There’s no question that your kids need you to help them prepare for college. The earlier your whole family starts focusing on your children’s college career, the bigger the chances that they’ll attend and graduate college. When you talk to moms who have several generations of college graduates in their families, you find several common denominators in terms of what they do during their kids’ formative years. You can easily take advantage of their experience by adopting several of their strategies.
- Start Early: Moms in the know start guiding their children towards college at an early age. They talk as if there weren’t any options other than going to college. They make sure their kids hear conversations about college and careers. Also, as colleges dig into students’ academic records, supporting your kids’ education early-on is crucial. By the time they reach middle school and high school, your child should be choosing classes and making grades that will appeal to college recruiters.
- Help them choose the right classes: Colleges have certain core requirements for admittance.
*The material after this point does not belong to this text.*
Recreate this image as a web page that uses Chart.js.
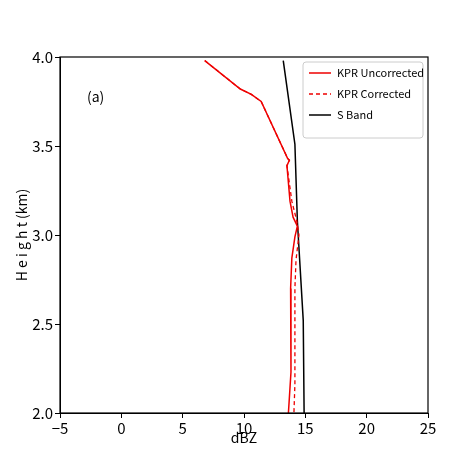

For instance, you must come out of high school with 4 years of language arts and 4 years of math. Most also require 2 years of a foreign language and 4 years of science, including some lab sciences. Your child’s guidance counselor will be able to help you both determine what classes are required for high school graduation and which will look good on a college application.
- Guide them toward challenging electives: Rather than taking archery as an elective their senior year, push your child to take something that will really stand out on a transcript. Technology courses, advanced math and engineering are always excellent options as they open more opportunities for scholarships and for admission into high demand programs.
- Extracurricular activities: Colleges are interested in what your child does with their “off” time. Things like band, choir, and sports, debate team, technology clubs, and foreign language clubs are good choices. The secret is for your kid to identify and stick to activities they are really interested in rather than getting involved in too many activities and dropping them after a short time. It’s also important for students to demonstrate their leadership in at least one of their chosen activities.
- Encourage kids to join groups where they can meet students with a college tradition: As is natural, students tend to hang out with friends who have similar backgrounds. And although this is a great way to preserve their culture, it may also limit their ability to learn things their immediate family may not be able to help them with. When students participate in activities with students who have a family tradition of graduating from college in this country, they learn the inroads and the tricks of the trade. They will also experience peer pressure of the good kind, as this group of students will all be pushing each other to do well academically, enroll in Advanced Placement courses, prepare for the SATs, etc.
- Volunteer work: Encourage your child to get active within the community. (Many scholarships are based on community engagement and colleges appreciate students who selflessly give their time to help those who are less fortunate.) By volunteering through church or other community organizations, they will gain valuable life and leadership skills. Programs such as Habitat for Humanity, the local Humane Society, or the United Way, always seem to have volunteer needs. Volunteer Match can give you some additional, local ideas where your child’s effort will be greatly appreciated.
- Encourage proper study habits and support their education: By providing a good place for students to study, establishing a specific time for homework and matching your words with your actions, you can show your child that an education is extremely important to you from early on.
There’s little doubt that in the knowledge economy, graduating from college will increase your child’s earning potential, and diminish the likelihood of facing lay-offs that are more common in jobs that don’t require a college degree, (although as in life, there are no guarantees). You play a crucial role in supporting this great achievement. It starts as when your child is a baby and it really doesn’t end until you shed tears of joy on college graduation day at the site of your adult child in cap and gown.